- **Data to process**:
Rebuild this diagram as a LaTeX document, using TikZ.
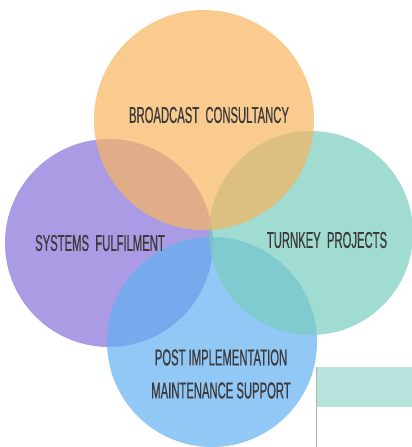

--

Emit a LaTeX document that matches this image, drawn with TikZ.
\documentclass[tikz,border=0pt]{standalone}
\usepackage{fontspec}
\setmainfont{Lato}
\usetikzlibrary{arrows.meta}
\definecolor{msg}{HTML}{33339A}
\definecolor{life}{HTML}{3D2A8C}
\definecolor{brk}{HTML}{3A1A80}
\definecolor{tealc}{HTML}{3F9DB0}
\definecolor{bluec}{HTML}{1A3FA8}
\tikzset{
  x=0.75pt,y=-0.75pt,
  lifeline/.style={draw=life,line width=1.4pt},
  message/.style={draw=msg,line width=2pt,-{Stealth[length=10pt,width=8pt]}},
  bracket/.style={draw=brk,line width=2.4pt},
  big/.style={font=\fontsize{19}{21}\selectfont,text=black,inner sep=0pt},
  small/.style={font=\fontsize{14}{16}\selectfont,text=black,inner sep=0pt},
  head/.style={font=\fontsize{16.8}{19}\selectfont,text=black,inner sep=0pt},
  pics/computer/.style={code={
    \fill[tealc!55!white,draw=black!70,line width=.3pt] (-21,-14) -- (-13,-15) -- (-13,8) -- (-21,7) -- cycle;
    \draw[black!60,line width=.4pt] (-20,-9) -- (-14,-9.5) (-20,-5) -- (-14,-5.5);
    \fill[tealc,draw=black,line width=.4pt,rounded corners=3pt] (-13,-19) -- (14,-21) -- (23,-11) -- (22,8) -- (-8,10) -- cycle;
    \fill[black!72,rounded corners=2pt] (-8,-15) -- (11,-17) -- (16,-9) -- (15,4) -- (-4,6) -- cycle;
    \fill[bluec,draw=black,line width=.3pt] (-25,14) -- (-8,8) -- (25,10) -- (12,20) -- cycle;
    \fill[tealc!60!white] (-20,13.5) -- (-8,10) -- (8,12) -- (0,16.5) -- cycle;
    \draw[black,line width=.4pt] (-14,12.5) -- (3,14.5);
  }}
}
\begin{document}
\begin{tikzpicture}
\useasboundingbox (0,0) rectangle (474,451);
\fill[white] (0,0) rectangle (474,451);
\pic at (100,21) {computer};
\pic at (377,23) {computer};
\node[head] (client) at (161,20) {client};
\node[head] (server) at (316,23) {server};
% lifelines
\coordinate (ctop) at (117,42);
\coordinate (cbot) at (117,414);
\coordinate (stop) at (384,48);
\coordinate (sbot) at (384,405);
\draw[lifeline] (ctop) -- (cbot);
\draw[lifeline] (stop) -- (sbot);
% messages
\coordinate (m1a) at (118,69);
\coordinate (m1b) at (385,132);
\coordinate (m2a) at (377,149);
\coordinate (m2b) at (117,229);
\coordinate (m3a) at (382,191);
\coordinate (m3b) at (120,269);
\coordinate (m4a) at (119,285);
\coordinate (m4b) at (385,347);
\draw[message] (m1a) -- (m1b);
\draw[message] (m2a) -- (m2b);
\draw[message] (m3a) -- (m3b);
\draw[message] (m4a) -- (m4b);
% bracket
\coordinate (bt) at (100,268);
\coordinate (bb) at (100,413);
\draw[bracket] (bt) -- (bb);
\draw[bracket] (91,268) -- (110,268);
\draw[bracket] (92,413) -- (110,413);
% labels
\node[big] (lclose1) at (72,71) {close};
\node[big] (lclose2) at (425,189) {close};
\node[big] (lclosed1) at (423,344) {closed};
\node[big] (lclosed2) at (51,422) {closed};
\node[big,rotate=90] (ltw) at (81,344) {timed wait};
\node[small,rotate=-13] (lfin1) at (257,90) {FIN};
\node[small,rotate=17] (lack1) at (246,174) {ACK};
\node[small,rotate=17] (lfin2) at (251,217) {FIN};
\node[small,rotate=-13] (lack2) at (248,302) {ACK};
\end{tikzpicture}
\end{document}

- **What is required**: How many lines of these entries contain the string "LaTeX"? Reply with the number alone.

- **Answer in full**: 2